The works of these maidens that keep the fire lit under the cauldron, bustling like midwives, theatrically wailing like hired mourners, are not melancholy dishes of sushi but spectacular steaming bowls of tripe in which to look for omens. To keep Donovan company, I’d suggest a few verses by Fairport Convention, written in the same period as “Season of the Witch”, to hum during the visit to the show: “sunny on the outside, stormy on the inside, stormy weather’s always best for making hay”.
SEASON OF THE WITCH
by Roberto Fantoni
“When I look out my window, Many sights to see. And when I look in my window, so many different people to be. When I look over my shoulder, what do you think I see? Some other cat looking over his shoulder at me.” In 1966, at the dawn of the psychedelic era, Donovan released the album “Sunshine Superman”, which contained this trippy, hypnotic song that fascinated and would continue to fascinate many other musicians, leading to many cover versions, almost like a sort of ritual reinterpretation of a magical acid mantra.
What mysterious thread links title, music, lyrics and the young artists in this show?
Probably the skill and aptitude to make the mind travel out of and into itself, undertaking daring, even reckless explorations while remaining physically still. Probably the knowledge of how to look and see beyond, elsewhere, into the hidden, the soul, the spirit. Or it is a simple association of ideas and emotions that creates an alchemy capable of freeing the imagination and expanding the mind. The world of Elena Rapa “explodes” in fantastic representation, while that of Silvia Argiolas “implodes” in its dramatic inner focus.
What is the Season of the Witch? Is it in the past, are we living it now, or is it a period yet to come? Elena and Silvia are undoubtedly (already) immersed in this fantastic and at the same time apocalyptic condition; they are forerunners, going beyond our gaze; they are hypersensorialists; therefore they are young “witches” capable of putting us in touch with mysterious realities. They are two women who look back and realize they are looking inside themselves, so they take part in a ritual, juxtaposing their two personalities in a sort of mental and creative entropy.
SILVIA ARGIOLAS a woman who “runs with wolves”, a bit Circe, a bit Medea. Her sensitive gifts translate into a form of art with an archaic, primitive, Mediterranean flavor. Her subjects, like aggrieved souls, establish a dialogue with primordial elements: earth, sky, water, fire. It is the representation of a teratogenic, disturbing nature, a nature in which we place hopes of friendship and consolation, that instead turns out to be an adversary, a stepmother. A condition in which love and reproduction are in a state of eternal suspension and awaiting, at best culminating in strange forms of sterile, aborted, wizened crossbreeding, in desperate pursuit of nourishment from a swampy, devouring soil. Silvia’s symbolic expressive style is clear and deep, like a painful stripping of the flesh, immersed and/or floating in color. It is a strange dream world where serenity seems to be banned, leading to an unstable equilibrium.

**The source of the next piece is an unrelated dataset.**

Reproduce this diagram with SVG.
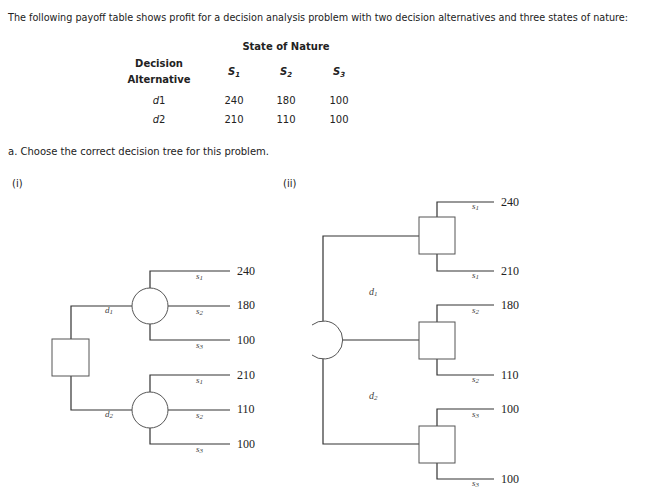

ELENA RAPA hers is a world made of fables, films, comics, web, folklore, music, books, bestiaries, herbaria and other kinds of food for the mind. The mixture of these ingredients, combined with the various techniques deployed, generates versatile, always unexpected, new results. A “dark” Pop Surrealism that maintains a strong link with the finest tradition of Italian fable. The gaze of a mind-altered Pinocchio, adrift in a contemporary, nocturnal toyland populated by anthropomorphic, mutant plants and animals. Over it all hovers the joy or sadness of a small suburban circus.
Elena and Silvia shun apparent, conventional beauty, seeking their aesthetic dimension where others, out of fear, dare not venture, attempting to give new life to everything that is apparently deformed, unpleasant, uncomfortable, recombining a world that is also “different” for us. Let’s open the windows and get ready for the “magical flight”.